> Rows from a dataset of charts and code

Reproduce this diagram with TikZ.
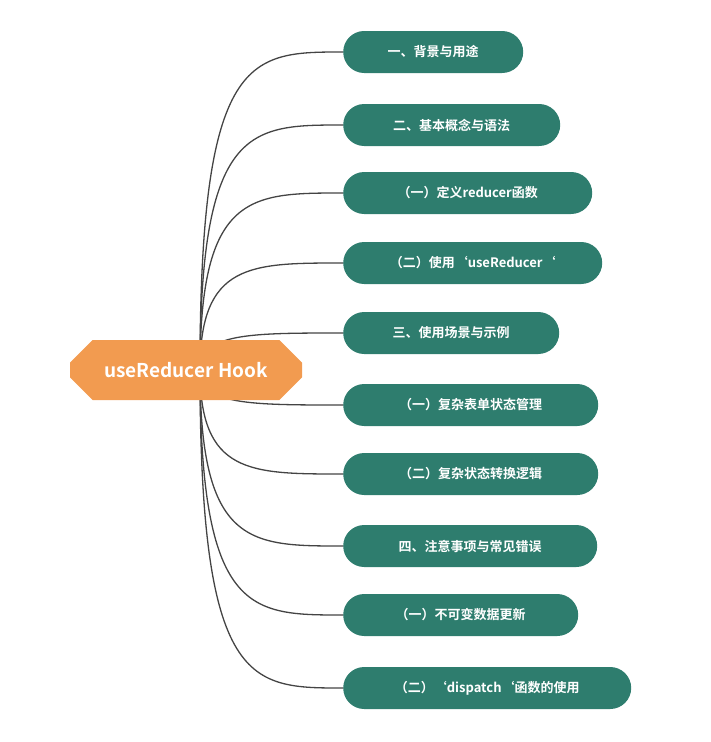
\documentclass[tikz,border=0pt]{standalone}
\usepackage{fontspec}
\setmainfont{Noto Sans CJK SC}[BoldFont={* Bold}]
\usetikzlibrary{shapes.misc}
\definecolor{teal1}{HTML}{2E7D6E}
\definecolor{orng}{HTML}{F29B50}
\definecolor{lnk}{HTML}{444444}
\tikzset{
  leaf/.style={fill=teal1,text=white,font=\bfseries\fontsize{13}{15}\selectfont,rounded corners=21pt,minimum height=42pt,anchor=west,inner sep=0pt},
  root/.style={chamfered rectangle,chamfered rectangle xsep=15pt,chamfered rectangle ysep=15pt,fill=orng,text=white,font=\bfseries\fontsize{19}{22}\selectfont,minimum width=232pt,minimum height=60pt,inner sep=0pt},
  link/.style={draw=lnk,line width=1.3pt}
}
\begin{document}
\begin{tikzpicture}[x=1pt,y=-1pt]
\useasboundingbox (0,0) rectangle (711,742);
\coordinate (o) at (200,370);
\foreach \n/\y/\r/\t in {a/52/523/一、背景与用途, b/125/560/二、基本概念与语法, c/193/592/（一）定义reducer函数, d/263/602/（二）使用`useReducer`, e/333/559/三、使用场景与示例, f/405/598/（一）复杂表单状态管理, g/474/598/（二）复杂状态转换逻辑, h/546/597/四、注意事项与常见错误, i/615/578/（一）不可变数据更新, j/688/631/（二）`dispatch`函数的使用}{
  \node[leaf,minimum width=\r pt-343pt] (\n) at (343,\y) {\t};
  \draw[link] (o) .. controls (200,\y) and (250,\y) .. (\n.west);
}
\node[root] (root) at (186,370) {useReducer Hook};
\end{tikzpicture}
\end{document}
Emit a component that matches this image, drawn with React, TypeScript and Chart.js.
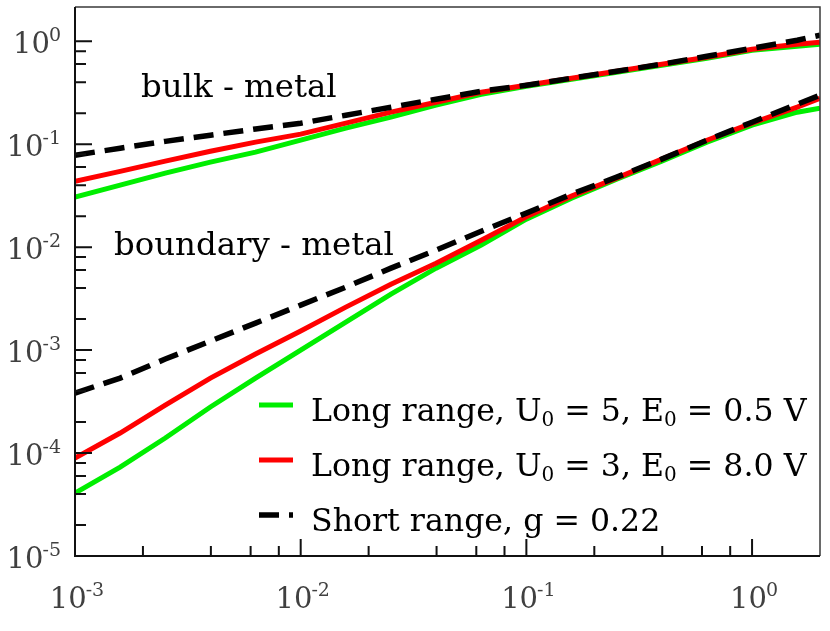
import React, { useEffect, useRef } from "react";
import { Chart, registerables } from "chart.js";

Chart.register(...registerables);

// ---- data ----
const xValues = [
  0.001, 0.001585, 0.002512, 0.003981, 0.00631, 0.01, 0.01585, 0.02512, 0.03981,
  0.0631, 0.1, 0.1585, 0.2512, 0.3981, 0.631, 1.0, 1.585, 2.0,
];

const bulkGreen = [
  0.0306, 0.04, 0.0523, 0.0669, 0.0836, 0.1093, 0.143, 0.1829, 0.2391, 0.3057,
  0.3657, 0.4277, 0.5, 0.5848, 0.6839, 0.8177, 0.894, 0.935,
];
const bulkRed = [
  0.0437, 0.0545, 0.0684, 0.0855, 0.1046, 0.1251, 0.1599, 0.2045, 0.2557, 0.3197,
  0.374, 0.4372, 0.5115, 0.5979, 0.6994, 0.8362, 0.935, 0.978,
];
const bulkBlack = [
  0.0782, 0.0914, 0.1065, 0.1223, 0.1405, 0.1599, 0.1912, 0.2287, 0.2734, 0.327,
  0.374, 0.4372, 0.5115, 0.5979, 0.7151, 0.8551, 1.023, 1.144,
];

const boundaryGreen = [
  4.09e-5, 7.31e-5, 1.4e-4, 2.8e-4, 5.35e-4, 1.0e-3, 1.87e-3, 3.5e-3,
  6.25e-3, 0.01046, 0.0187, 0.0299, 0.04573, 0.06839, 0.1046, 0.1529, 0.2045, 0.2236,
];
const boundaryRed = [
  8.94e-5, 1.564e-4, 2.92e-4, 5.35e-4, 9.15e-4, 1.53e-3, 2.615e-3, 4.37e-3,
  6.99e-3, 0.01169, 0.0197, 0.03127, 0.04677, 0.07151, 0.1093, 0.1599, 0.2287, 0.2796,
];
const boundaryBlack = [
  3.825e-4, 5.35e-4, 8.18e-4, 1.223e-3, 1.829e-3, 2.734e-3, 4.09e-3, 6.25e-3,
  9.35e-3, 0.01429, 0.0214, 0.0327, 0.04781, 0.07151, 0.1093, 0.1635, 0.2445, 0.299,
];

const xTickExps = ["-3", "-2", "-1", "0"];
const yTickExps = ["-5", "-4", "-3", "-2", "-1", "0"];
const minorMultipliers = [2, 4, 6, 8];

type Seg = { t: string; sub?: boolean };
const legendGreen: Seg[] = [
  { t: "Long range, U" }, { t: "0", sub: true }, { t: " = 5, E" }, { t: "0", sub: true }, { t: " = 0.5 V" },
];
const legendRed: Seg[] = [
  { t: "Long range, U" }, { t: "0", sub: true }, { t: " = 3, E" }, { t: "0", sub: true }, { t: " = 8.0 V" },
];
const legendBlack: Seg[] = [{ t: "Short range, g = 0.22" }];

const annotationBulk = "bulk - metal";
const annotationBoundary = "boundary - metal";

// ---- styling ----
const FAMILY = '"DejaVu Serif", serif';
const GREEN = "#00ee00";
const RED = "#ff0000";
const BLACK = "#000000";
const DASH = [20, 10];

function segFont(s: Seg, size: number) {
  return `${s.sub ? Math.round(size * 0.62) : size}px ${FAMILY}`;
}
function richWidth(ctx: CanvasRenderingContext2D, segs: Seg[], size: number) {
  let w = 0;
  for (const s of segs) {
    ctx.font = segFont(s, size);
    w += ctx.measureText(s.t).width;
  }
  return w;
}
function drawRich(ctx: CanvasRenderingContext2D, segs: Seg[], x: number, y: number, size: number) {
  let cx = x;
  ctx.textAlign = "left";
  ctx.textBaseline = "alphabetic";
  for (const s of segs) {
    ctx.font = segFont(s, size);
    ctx.fillText(s.t, cx, s.sub ? y + size * 0.16 : y);
    cx += ctx.measureText(s.t).width;
  }
}

const decorPlugin = {
  id: "decor",
  afterDatasetsDraw(chart: any) {
    const { ctx, chartArea: a, scales } = chart;
    const xs = scales.x;
    const ys = scales.y;
    ctx.save();

    // frame
    ctx.lineCap = "butt";
    ctx.strokeStyle = "#3a3a3a";
    ctx.lineWidth = 1.5;
    ctx.beginPath();
    ctx.moveTo(a.left, a.top);
    ctx.lineTo(a.right, a.top);
    ctx.lineTo(a.right, a.bottom);
    ctx.stroke();
    ctx.strokeStyle = "#111";
    ctx.lineWidth = 2;
    ctx.beginPath();
    ctx.moveTo(a.left, a.top);
    ctx.lineTo(a.left, a.bottom);
    ctx.lineTo(a.right, a.bottom);
    ctx.stroke();

    // inward ticks
    ctx.strokeStyle = "#111";
    ctx.lineWidth = 2;
    ctx.beginPath();
    for (const e of yTickExps) {
      const dec = Math.pow(10, Number(e));
      const py = ys.getPixelForValue(dec);
      ctx.moveTo(a.left, py);
      ctx.lineTo(a.left + 17, py);
      if (Number(e) < 0) {
        for (const m of minorMultipliers) {
          const p = ys.getPixelForValue(m * dec);
          ctx.moveTo(a.left, p);
          ctx.lineTo(a.left + 11, p);
        }
      }
    }
    for (const e of xTickExps) {
      const dec = Math.pow(10, Number(e));
      const px = xs.getPixelForValue(dec);
      ctx.moveTo(px, a.bottom);
      ctx.lineTo(px, a.bottom - 17);
      if (Number(e) < 0) {
        for (const m of minorMultipliers) {
          const p = xs.getPixelForValue(m * dec);
          ctx.moveTo(p, a.bottom);
          ctx.lineTo(p, a.bottom - 10);
        }
      }
    }
    ctx.stroke();

    // tick labels: 10^e
    const base = 29;
    const sup = 19;
    ctx.fillStyle = "#404040";
    ctx.textBaseline = "alphabetic";
    const measureLabel = (e: string) => {
      ctx.font = `${base}px ${FAMILY}`;
      const w1 = ctx.measureText("10").width;
      ctx.font = `${sup}px ${FAMILY}`;
      const w2 = ctx.measureText(e).width;
      return [w1, w2];
    };
    const drawLabel = (e: string, left: number, baseline: number) => {
      const [w1] = measureLabel(e);
      ctx.textAlign = "left";
      ctx.font = `${base}px ${FAMILY}`;
      ctx.fillText("10", left, baseline);
      ctx.font = `${sup}px ${FAMILY}`;
      ctx.fillText(e, left + w1 - 1, baseline - 12);
    };
    for (const e of yTickExps) {
      const py = ys.getPixelForValue(Math.pow(10, Number(e)));
      const [w1, w2] = measureLabel(e);
      drawLabel(e, a.left - 14 - (w1 + w2 - 1), py + 12);
    }
    for (const e of xTickExps) {
      const px = xs.getPixelForValue(Math.pow(10, Number(e)));
      const [w1, w2] = measureLabel(e);
      drawLabel(e, px + 2 - (w1 + w2 - 1) / 2, a.bottom + 52);
    }

    // annotations
    ctx.fillStyle = "#000";
    ctx.font = `40px ${FAMILY}`;
    const annSize = Math.round((40 * 280) / ctx.measureText(annotationBoundary).width * 10) / 10;
    ctx.font = `${annSize}px ${FAMILY}`;
    ctx.textAlign = "left";
    ctx.fillText(annotationBulk, 141, 97);
    ctx.fillText(annotationBoundary, 114, 255);

    // legend
    const legendSize = Math.round(((40 * 495) / richWidth(ctx, legendGreen, 40)) * 10) / 10;
    const rows: [Seg[], string, number[]][] = [
      [legendGreen, GREEN, []],
      [legendRed, RED, []],
      [legendBlack, BLACK, DASH],
    ];
    rows.forEach(([segs, color, dash], i) => {
      const ly = 405 + i * 55;
      ctx.strokeStyle = color;
      ctx.lineWidth = i === 2 ? 5.5 : 5;
      ctx.setLineDash(dash);
      ctx.beginPath();
      ctx.moveTo(259, ly);
      ctx.lineTo(293, ly);
      ctx.stroke();
      ctx.setLineDash([]);
      ctx.fillStyle = "#000";
      drawRich(ctx, segs, 311, ly + 16, legendSize);
    });

    ctx.restore();
  },
};

function series(values: number[]) {
  return xValues.map((x, i) => ({ x, y: values[i] }));
}

export default function App() {
  const ref = useRef<HTMLCanvasElement | null>(null);
  useEffect(() => {
    if (!ref.current) return;
    const line = (data: number[], color: string, order: number, dashed: boolean) => ({
      data: series(data),
      borderColor: color,
      backgroundColor: color,
      borderWidth: dashed ? 5.5 : 5,
      borderDash: dashed ? DASH : [],
      pointRadius: 0,
      tension: 0,
      fill: false,
      order,
    });
    const chart = new Chart(ref.current, {
      type: "line",
      data: {
        datasets: [
          line(bulkGreen, GREEN, 3, false),
          line(bulkRed, RED, 2, false),
          line(bulkBlack, BLACK, 1, true),
          line(boundaryGreen, GREEN, 3, false),
          line(boundaryRed, RED, 2, false),
          line(boundaryBlack, BLACK, 1, true),
        ],
      },
      options: {
        responsive: false,
        animation: false,
        devicePixelRatio: 1,
        layout: { padding: { left: 75, top: 7, right: 10, bottom: 75 } },
        plugins: { legend: { display: false }, tooltip: { enabled: false } },
        scales: {
          x: { type: "logarithmic", min: 0.001, max: 2.0, display: false },
          y: { type: "logarithmic", min: 1e-5, max: 2.15, display: false },
        },
      } as any,
      plugins: [decorPlugin],
    });
    return () => chart.destroy();
  }, []);
  return (
    <div style={{ position: "fixed", left: 0, top: 0, width: 830, height: 631, background: "#fff" }}>
      <canvas ref={ref} width={830} height={631} style={{ width: 830, height: 631, display: "block" }} />
    </div>
  );
}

> TASK STATEMENT
Select all lines in the listing that include the word "this".

> SOLUTION TO THE PROBLEM
Reproduce this diagram with TikZ.
Emit a component that matches this image, drawn with React, TypeScript and Chart.js.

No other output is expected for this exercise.